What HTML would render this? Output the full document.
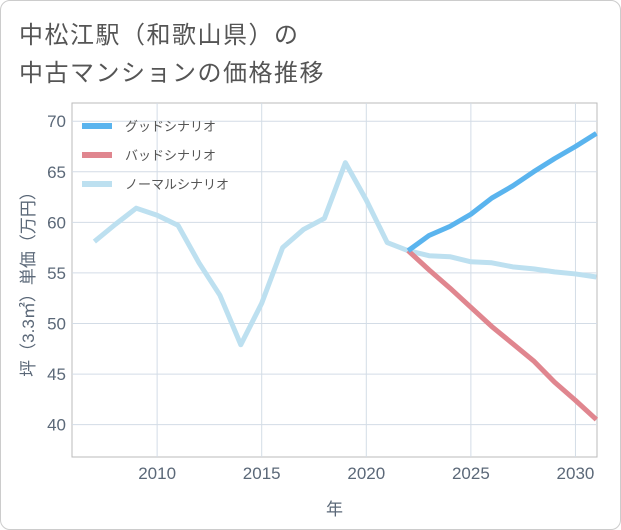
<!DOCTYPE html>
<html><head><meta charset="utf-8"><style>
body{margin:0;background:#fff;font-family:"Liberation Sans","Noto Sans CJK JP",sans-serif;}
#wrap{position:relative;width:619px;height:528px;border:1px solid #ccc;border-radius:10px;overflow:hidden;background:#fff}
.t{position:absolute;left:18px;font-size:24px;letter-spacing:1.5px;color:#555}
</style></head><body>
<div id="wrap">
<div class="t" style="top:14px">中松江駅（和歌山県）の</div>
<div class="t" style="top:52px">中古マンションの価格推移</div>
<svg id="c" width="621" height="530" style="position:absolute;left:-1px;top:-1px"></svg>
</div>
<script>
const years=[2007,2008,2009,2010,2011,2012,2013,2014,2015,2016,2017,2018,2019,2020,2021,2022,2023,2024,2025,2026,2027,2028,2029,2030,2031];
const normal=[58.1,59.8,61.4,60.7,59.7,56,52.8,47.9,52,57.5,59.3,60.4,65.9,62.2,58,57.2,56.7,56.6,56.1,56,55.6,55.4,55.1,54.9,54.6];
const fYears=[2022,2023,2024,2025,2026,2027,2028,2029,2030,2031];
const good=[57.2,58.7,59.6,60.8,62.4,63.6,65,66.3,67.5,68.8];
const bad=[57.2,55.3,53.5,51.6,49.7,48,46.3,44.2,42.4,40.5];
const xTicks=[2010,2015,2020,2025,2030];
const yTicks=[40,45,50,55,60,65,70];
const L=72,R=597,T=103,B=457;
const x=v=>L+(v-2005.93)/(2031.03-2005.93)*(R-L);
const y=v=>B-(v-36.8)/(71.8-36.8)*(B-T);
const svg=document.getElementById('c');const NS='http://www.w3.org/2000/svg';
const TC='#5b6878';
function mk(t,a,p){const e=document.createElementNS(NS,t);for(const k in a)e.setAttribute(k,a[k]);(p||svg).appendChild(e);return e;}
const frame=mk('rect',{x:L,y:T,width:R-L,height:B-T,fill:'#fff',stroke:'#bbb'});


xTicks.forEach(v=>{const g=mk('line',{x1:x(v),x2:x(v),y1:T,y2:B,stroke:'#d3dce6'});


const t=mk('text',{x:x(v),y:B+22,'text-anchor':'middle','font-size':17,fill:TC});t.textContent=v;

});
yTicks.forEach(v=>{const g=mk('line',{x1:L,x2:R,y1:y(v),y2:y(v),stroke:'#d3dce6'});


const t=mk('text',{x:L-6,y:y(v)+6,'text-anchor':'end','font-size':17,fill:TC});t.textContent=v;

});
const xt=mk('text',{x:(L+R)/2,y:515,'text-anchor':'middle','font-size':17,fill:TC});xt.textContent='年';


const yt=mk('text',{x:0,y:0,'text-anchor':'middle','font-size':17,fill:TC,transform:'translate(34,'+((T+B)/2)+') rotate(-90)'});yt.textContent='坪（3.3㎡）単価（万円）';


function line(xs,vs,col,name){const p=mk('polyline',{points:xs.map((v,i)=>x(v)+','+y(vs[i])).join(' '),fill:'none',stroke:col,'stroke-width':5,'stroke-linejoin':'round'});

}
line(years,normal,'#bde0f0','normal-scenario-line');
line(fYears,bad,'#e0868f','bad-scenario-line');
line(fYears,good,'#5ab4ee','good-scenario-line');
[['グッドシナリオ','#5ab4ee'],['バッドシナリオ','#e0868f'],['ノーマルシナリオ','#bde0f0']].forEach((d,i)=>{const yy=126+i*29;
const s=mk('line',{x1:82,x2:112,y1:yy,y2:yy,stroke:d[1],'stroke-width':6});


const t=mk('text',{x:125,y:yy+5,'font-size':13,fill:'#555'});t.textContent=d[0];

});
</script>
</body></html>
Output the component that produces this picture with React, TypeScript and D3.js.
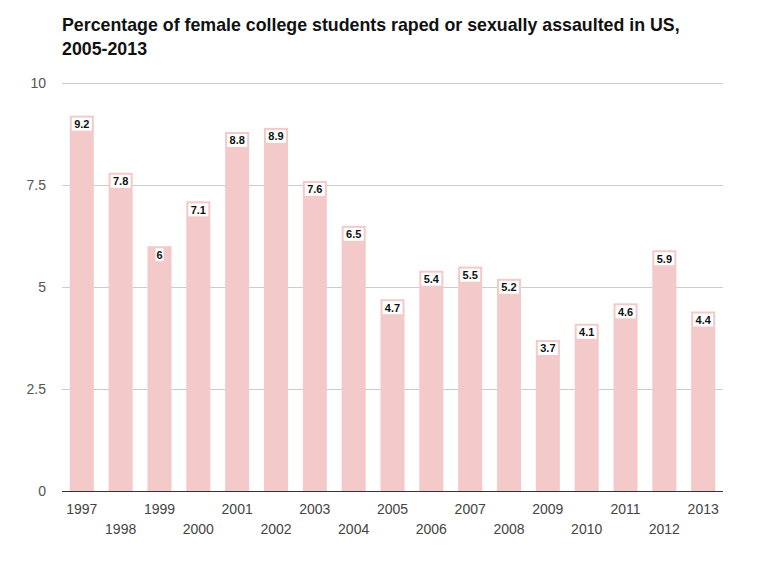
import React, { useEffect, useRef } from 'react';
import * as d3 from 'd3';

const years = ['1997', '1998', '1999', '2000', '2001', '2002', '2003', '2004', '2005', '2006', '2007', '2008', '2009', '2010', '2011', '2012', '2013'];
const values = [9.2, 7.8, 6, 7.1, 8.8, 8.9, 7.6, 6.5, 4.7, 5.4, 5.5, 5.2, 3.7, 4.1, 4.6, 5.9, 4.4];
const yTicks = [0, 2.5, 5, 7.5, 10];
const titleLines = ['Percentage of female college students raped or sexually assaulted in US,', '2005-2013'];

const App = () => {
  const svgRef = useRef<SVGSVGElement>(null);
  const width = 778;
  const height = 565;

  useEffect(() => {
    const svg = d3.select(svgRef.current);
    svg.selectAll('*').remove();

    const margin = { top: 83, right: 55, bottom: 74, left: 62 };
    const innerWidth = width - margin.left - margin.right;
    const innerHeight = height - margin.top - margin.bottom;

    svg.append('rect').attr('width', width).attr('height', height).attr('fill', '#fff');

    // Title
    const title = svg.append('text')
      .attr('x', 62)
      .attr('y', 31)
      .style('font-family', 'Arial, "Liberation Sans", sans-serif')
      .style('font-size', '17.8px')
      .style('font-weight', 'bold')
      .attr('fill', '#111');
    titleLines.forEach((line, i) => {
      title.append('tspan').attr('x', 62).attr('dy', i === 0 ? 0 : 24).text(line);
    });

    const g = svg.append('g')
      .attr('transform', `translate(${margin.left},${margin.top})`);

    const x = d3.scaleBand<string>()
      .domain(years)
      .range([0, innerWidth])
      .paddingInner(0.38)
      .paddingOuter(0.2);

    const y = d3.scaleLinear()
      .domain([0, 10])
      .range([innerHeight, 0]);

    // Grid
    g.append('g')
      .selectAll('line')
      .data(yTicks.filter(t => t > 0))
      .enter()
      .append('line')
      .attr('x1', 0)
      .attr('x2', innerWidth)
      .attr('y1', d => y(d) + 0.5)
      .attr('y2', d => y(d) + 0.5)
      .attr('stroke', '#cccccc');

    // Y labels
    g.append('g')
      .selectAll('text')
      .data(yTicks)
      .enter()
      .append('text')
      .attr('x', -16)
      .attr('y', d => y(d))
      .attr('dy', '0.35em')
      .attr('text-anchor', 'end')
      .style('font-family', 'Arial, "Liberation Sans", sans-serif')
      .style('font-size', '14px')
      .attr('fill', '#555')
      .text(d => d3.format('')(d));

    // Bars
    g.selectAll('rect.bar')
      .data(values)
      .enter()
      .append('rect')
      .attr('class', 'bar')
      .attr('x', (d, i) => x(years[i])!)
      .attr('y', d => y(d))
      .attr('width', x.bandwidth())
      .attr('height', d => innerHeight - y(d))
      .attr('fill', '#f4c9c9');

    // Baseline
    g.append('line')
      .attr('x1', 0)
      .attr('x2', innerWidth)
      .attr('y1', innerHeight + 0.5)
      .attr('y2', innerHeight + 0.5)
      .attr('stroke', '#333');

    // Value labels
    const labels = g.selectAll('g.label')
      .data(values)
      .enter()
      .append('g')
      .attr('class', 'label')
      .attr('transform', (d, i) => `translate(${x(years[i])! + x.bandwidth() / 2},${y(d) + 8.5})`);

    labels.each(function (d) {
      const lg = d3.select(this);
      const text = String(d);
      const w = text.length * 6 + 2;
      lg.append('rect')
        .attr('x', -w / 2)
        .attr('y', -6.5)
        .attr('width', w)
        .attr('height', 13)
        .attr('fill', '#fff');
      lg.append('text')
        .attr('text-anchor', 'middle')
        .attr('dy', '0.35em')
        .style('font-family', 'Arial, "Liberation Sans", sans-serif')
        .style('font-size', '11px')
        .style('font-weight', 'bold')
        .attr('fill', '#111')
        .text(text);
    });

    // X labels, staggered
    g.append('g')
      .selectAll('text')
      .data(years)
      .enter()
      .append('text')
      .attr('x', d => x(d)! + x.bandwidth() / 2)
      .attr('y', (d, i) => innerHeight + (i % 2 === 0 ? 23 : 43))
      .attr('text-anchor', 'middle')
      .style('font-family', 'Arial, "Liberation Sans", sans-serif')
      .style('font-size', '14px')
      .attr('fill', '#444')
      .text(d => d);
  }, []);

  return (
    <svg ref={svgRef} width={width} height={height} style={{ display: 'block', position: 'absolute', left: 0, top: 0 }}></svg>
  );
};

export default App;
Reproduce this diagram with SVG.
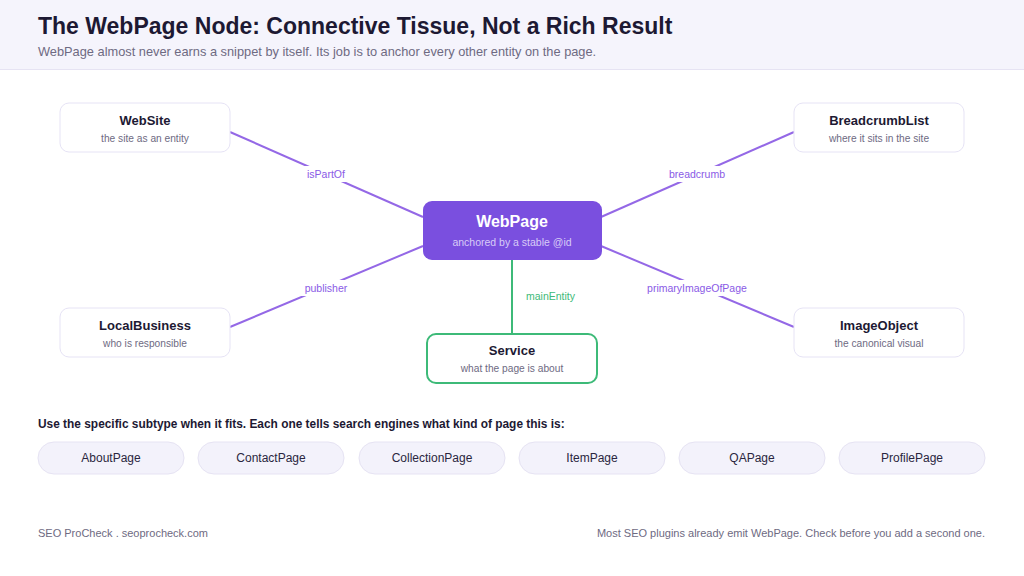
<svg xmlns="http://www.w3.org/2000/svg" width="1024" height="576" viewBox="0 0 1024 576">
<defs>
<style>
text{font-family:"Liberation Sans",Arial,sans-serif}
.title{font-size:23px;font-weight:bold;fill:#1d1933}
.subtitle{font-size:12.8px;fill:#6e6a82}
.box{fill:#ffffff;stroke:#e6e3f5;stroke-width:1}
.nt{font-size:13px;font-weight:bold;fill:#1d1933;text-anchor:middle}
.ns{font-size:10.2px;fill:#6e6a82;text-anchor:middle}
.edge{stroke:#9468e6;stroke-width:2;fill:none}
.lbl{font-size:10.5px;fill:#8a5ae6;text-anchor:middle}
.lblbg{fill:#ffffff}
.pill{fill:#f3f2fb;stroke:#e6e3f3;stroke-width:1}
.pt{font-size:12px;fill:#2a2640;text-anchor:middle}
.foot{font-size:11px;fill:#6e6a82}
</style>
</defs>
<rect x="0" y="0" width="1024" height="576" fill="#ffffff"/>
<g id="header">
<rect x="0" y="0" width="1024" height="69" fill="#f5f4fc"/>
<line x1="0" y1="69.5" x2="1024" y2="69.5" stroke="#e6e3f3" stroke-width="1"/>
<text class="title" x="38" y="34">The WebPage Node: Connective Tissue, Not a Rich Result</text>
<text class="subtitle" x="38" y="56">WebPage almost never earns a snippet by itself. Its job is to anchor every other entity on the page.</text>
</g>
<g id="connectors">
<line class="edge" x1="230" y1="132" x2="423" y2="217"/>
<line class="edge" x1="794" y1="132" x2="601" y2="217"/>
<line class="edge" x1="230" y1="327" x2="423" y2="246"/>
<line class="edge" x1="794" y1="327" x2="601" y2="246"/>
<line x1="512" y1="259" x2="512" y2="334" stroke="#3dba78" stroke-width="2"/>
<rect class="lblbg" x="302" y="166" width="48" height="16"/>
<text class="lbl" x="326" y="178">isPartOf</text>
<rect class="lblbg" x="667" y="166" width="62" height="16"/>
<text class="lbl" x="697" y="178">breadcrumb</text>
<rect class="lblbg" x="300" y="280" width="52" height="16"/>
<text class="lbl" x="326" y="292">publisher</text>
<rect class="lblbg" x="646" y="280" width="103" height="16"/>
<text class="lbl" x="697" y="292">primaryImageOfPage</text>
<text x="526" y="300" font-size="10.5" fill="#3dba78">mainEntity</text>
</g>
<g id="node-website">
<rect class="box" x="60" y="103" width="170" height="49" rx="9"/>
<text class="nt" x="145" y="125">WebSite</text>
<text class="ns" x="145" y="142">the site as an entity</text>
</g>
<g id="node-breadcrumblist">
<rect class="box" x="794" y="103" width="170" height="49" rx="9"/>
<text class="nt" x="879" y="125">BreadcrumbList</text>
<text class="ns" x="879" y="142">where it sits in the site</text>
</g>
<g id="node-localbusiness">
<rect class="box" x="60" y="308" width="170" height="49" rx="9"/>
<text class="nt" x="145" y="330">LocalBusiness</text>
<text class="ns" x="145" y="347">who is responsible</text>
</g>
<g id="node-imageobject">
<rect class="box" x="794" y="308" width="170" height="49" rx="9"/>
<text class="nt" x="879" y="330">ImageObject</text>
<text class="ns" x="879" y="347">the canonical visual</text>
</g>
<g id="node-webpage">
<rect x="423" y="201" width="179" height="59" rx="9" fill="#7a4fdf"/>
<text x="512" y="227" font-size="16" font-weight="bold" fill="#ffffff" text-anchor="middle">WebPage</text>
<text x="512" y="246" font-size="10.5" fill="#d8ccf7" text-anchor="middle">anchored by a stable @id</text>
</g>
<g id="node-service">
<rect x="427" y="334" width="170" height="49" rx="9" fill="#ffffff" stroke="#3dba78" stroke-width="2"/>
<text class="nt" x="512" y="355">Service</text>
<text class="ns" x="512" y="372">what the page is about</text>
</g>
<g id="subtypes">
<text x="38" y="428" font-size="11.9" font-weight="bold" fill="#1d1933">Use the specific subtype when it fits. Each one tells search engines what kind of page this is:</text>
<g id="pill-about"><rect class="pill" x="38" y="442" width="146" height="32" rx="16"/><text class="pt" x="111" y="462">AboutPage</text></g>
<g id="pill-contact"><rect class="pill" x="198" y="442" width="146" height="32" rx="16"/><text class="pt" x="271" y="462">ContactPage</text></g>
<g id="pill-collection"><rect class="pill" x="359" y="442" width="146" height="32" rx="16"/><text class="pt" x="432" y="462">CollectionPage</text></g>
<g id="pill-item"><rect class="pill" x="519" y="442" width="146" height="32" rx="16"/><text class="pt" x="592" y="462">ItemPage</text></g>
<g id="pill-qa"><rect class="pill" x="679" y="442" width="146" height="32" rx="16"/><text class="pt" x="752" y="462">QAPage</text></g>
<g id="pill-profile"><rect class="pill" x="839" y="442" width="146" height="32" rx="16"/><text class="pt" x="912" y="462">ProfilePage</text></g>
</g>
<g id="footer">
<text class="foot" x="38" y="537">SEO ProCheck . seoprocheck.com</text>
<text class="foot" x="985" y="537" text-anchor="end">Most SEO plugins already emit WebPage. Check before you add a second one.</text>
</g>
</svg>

======

> [STATED GOAL] Take the stretch from the line containing "Output the component" through the line containing "const innerHeight = height" and reproduce it exactly, both ends included. Omit the pictures.

> [SOLUTION TO THIS TASK]
Output the component that produces this picture with React, TypeScript and D3.js.
import React, { useEffect, useRef } from 'react';
import * as d3 from 'd3';

const years = ['1997', '1998', '1999', '2000', '2001', '2002', '2003', '2004', '2005', '2006', '2007', '2008', '2009', '2010', '2011', '2012', '2013'];
const values = [9.2, 7.8, 6, 7.1, 8.8, 8.9, 7.6, 6.5, 4.7, 5.4, 5.5, 5.2, 3.7, 4.1, 4.6, 5.9, 4.4];
const yTicks = [0, 2.5, 5, 7.5, 10];
const titleLines = ['Percentage of female college students raped or sexually assaulted in US,', '2005-2013'];

const App = () => {
  const svgRef = useRef<SVGSVGElement>(null);
  const width = 778;
  const height = 565;

  useEffect(() => {
    const svg = d3.select(svgRef.current);
    svg.selectAll('*').remove();

    const margin = { top: 83, right: 55, bottom: 74, left: 62 };
    const innerWidth = width - margin.left - margin.right;
    const innerHeight = height - margin.top - margin.bottom;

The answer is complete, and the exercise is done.